The son of Dr. Mark Masthay, the chair of the chemistry department at the University of Dayton, and Jean Masthay, the executive director of TriState Habitat for Humanity in Cincinnati, Masthay has always had interests outside of football. He worked with Trey Grayson's campaign for U.S. Senate. Masthay and his wife expressed interest in joining the Peace Corps, but the organization mandates that a married couple wait one year before applying for membership.
"The NFL was never an end-all, be-all," Masthay said. "I definitely wanted to play professional football, and I was going to continue working out and trying to reach that goal, but yeah, I wasn't going to let it ruin my life if I didn't make it. I didn't put a ton of pressure on myself and I think that helped."
Green Bay signed Masthay in January 2010 and he ended up winning a spirited battle for the Packers' punting job over Chris Bryan. But there were some early bumps. Masthay struggled with directional punting, and Coach Mike McCarthy made it clear after a Week 6 performance in a 23-20 loss to Miami that Masthay needed to improve.
The light started to come on for Masthay shortly thereafter. In a pivotal game at the New York Jets in Week 8, Masthay punted eight times for a 44-yard average in a 9-0 Green Bay win. McCarthy called it the best punting performance he'd ever been associated with, and Masthay was named NFC Special Teams Player of the Week.
Masthay's 37.6 net average for the season tied for the highest by a Packer since the NFL began keeping the statistic in 1976. He finished the season 18th in the league in net average and tied for 13th in average yards per punt (43.9).
"The production wasn't as good as it needed to be early on, but I was able to get on a roll and build some confidence," Masthay said. "I started to understand what it would take to be more productive and really focused on my placements, and a lot of it is just developing a mind-set of trying to beat the (punt) returner. (Special teams) Coach (Shawn) Slocum really changed the mind-set of the punt team, and we were able to play well the rest of the season."
Masthay came full circle in the NFC Championship game at Chicago. In his previous trip to Soldier Field in September, Devin Hester burned Green Bay for a 62-yard punt return TD, and Masthay had to make a last-ditch tackle to keep Hester from running another one back.
In January, Masthay's punting limited Hester to just 16 return yards and helped the Packers control field position in a 28-21 win.
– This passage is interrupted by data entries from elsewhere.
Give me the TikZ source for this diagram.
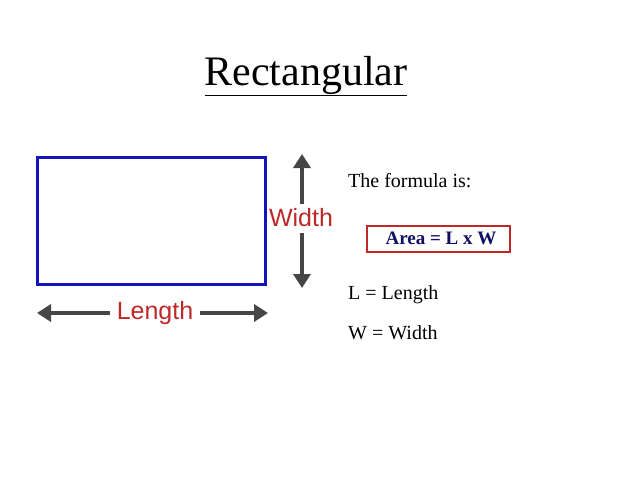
\documentclass[tikz,border=0pt]{standalone}
\usepackage{fontspec}
\setmainfont{Liberation Serif}
\newfontfamily\arialf{Liberation Sans}
\usetikzlibrary{arrows.meta}
\definecolor{rblue}{RGB}{20,20,190}
\definecolor{lred}{RGB}{190,40,40}
\definecolor{agray}{RGB}{70,70,70}
\definecolor{navy}{RGB}{15,15,100}
\begin{document}
\begin{tikzpicture}[x=1pt,y=-1pt,
  arr/.style={draw=agray,line width=3.5pt,-{Triangle[length=14pt,width=17pt]}},
  lbl/.style={text=lred,font=\arialf\fontsize{25}{28}\selectfont,inner sep=1pt},
  txt/.style={anchor=west,font=\fontsize{20}{23}\selectfont,inner sep=0pt}]
\useasboundingbox (0,0) rectangle (638,479);
\node (title) at (306,76) {\fontsize{42}{48}\selectfont\underline{Rectangular}};
\draw[rblue,line width=3pt] (37,157) rectangle (265,284);
\node[lbl] (w) at (301,218) {Width};
\coordinate (wt) at (302,154);
\coordinate (wb) at (302,288);
\coordinate (wt0) at (302,204);
\coordinate (wb0) at (302,233);
\draw[arr] (wt0) -- (wt);
\draw[arr] (wb0) -- (wb);
\node[lbl] (l) at (155,313) {Length};
\coordinate (ll) at (37,313);
\coordinate (lr) at (268,313);
\coordinate (ll0) at (110,313);
\coordinate (lr0) at (200,313);
\draw[arr] (ll0) -- (ll);
\draw[arr] (lr0) -- (lr);
\node[txt] (f) at (348,181) {The formula is:};
\node[draw=lred,line width=1.5pt,minimum width=143pt,minimum height=26pt,inner sep=0pt] (box) at (438.5,239) {};
\node[text=navy,font=\bfseries\fontsize{19}{22}\selectfont] (a) at (441,238) {Area = L x W};
\node[txt] (lL) at (348,295) {L = Length};
\node[txt] (wW) at (348,333) {W = Width};
\end{tikzpicture}
\end{document}
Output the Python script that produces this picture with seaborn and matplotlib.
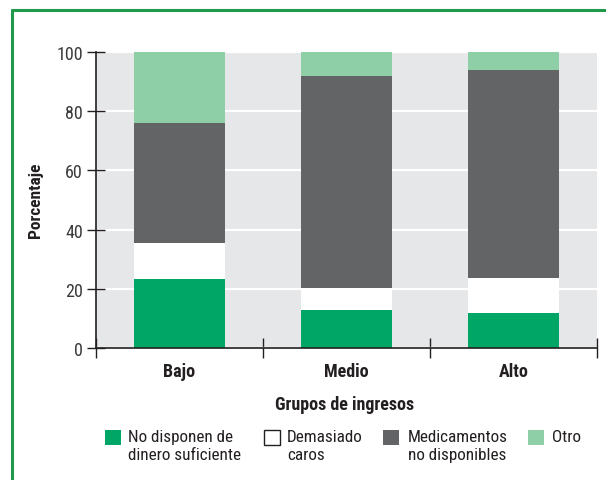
import numpy as np
import pandas as pd
import matplotlib
matplotlib.use("Agg")
import matplotlib.pyplot as plt
from matplotlib.patches import Rectangle
import seaborn as sns
import logging
logging.getLogger("matplotlib.font_manager").setLevel(logging.ERROR)

# ---- data ----
groups = ["Bajo", "Medio", "Alto"]
series = ["No disponen de\ndinero suficiente", "Demasiado\ncaros",
          "Medicamentos\nno disponibles", "Otro"]
no_dinero = [23.3, 12.8, 11.8]
caros = [12.2, 7.4, 11.8]
no_disponibles = [40.5, 71.7, 70.3]
otro = [24.0, 8.1, 6.1]
yticks = [0, 20, 40, 60, 80, 100]

colors = ["#00a665", "#ffffff", "#636466", "#8ecfa8"]

sns.set_theme(style="white")
plt.rcParams["font.family"] = ["Roboto Condensed", "Open Sans Condensed", "Lato", "DejaVu Sans"]

fig = plt.figure(figsize=(6.06, 4.81), dpi=100)
ax = fig.add_axes([96/606, 1-349/481, (597-96)/606, (349-53)/481])
ax.set_facecolor("#e6e7e8")

segs = [no_dinero, caros, no_disponibles, otro]
cum = np.cumsum(np.array(segs), axis=0)
df = pd.DataFrame({"grupo": groups})
for i in range(3, -1, -1):
    df["v"] = cum[i]
    sns.barplot(data=df, x="grupo", y="v", color=colors[i], width=0.54,
                saturation=1, ax=ax, zorder=3, linewidth=0, edgecolor="none")

ax.set_ylim(0, 100)
ax.set_xlim(-0.5, 2.5)
ax.set_yticks(yticks)
ax.set_yticklabels([str(t) for t in yticks], fontsize=13, color="#3a3a3a")
ax.yaxis.grid(True, color="white", linewidth=1.6, zorder=1)
ax.set_axisbelow(True)
ax.set_xticks([0, 1, 2])
ax.set_xticklabels(groups, fontsize=13, fontweight="bold", color="#231f20")
ax.set_xticks([-0.5, 0.5, 1.5, 2.5], minor=True)
ax.tick_params(axis="x", which="major", length=0, pad=10, bottom=True)
ax.tick_params(axis="x", which="minor", length=14, width=1, direction="inout",
               color="#231f20", bottom=True)
ax.tick_params(axis="y", length=13, width=1, direction="inout", color="#231f20",
               pad=3, left=True)
for s in ["top", "right"]:
    ax.spines[s].set_visible(False)
for s in ["left", "bottom"]:
    ax.spines[s].set_color("#231f20")
    ax.spines[s].set_linewidth(1.2)
    ax.spines[s].set_zorder(5)

W, H = 606, 481
ax.set_xlabel("Grupos de ingresos", fontsize=13, fontweight="bold", color="#231f20")
ax.xaxis.set_label_coords((345-96)/(597-96), -(405-349)/(349-53))
ax.xaxis.label.set_va("center")
ax.set_ylabel("Porcentaje", fontsize=12.5, fontweight="bold", color="#231f20")
ax.yaxis.set_label_coords(-(96-36)/(597-96), (349-200)/(349-53))
ax.yaxis.label.set_va("center")

# legend (manual)
sq_x = [105, 264, 383, 528]
txt_x = [128, 287, 408, 552]
for i in range(4):
    fig.patches.append(Rectangle((sq_x[i]/W, 1-446/H), 16/W, 15/H,
                                 transform=fig.transFigure, facecolor=colors[i],
                                 edgecolor="#231f20" if i == 1 else colors[i],
                                 linewidth=1.0 if i == 1 else 0))
    fig.text(txt_x[i]/W, 1-430/H, series[i], fontsize=12.3, color="#231f20",
             va="top", ha="left", linespacing=1.22)

# green frame
fig.add_artist(plt.Line2D([12/W, 12/W], [0, 1-11/H], transform=fig.transFigure,
                          color="#1f9a4a", linewidth=2.2))
fig.add_artist(plt.Line2D([12/W, 1], [1-11/H, 1-11/H], transform=fig.transFigure,
                          color="#1f9a4a", linewidth=2.2))

fig.savefig("out.png", dpi=100)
"Facing the best returner in the game in the cold and wind on the road in the NFC Championship game, it doesn't get any more challenging than that," Masthay said. "But we were really geared up for it, and we had a great week of preparation. ... Coming through in that kind of situation is something I'll remember for the rest of my career."
Masthay has two years remaining on the reserve/future contract he signed last January. Terms of his contract aren't available, but the league's minimum salary is $320,000 per year. While contracts are not guaranteed, he's hoping that he's found a home in Green Bay, which has a nucleus led by quarterback Aaron Rodgers that could contend for Super Bowls for years to come.
"Aaron's really a good leader, a humble guy and a fun guy to be around," Masthay said. "I'm hoping I can stick around for a long time. I love playing for the Packers, and they've got a bright future."
And if Masthay keeps punting the way he did down the stretch, not only will he likely stick in Green Bay, he probably won't have to pick up too many tabs, either.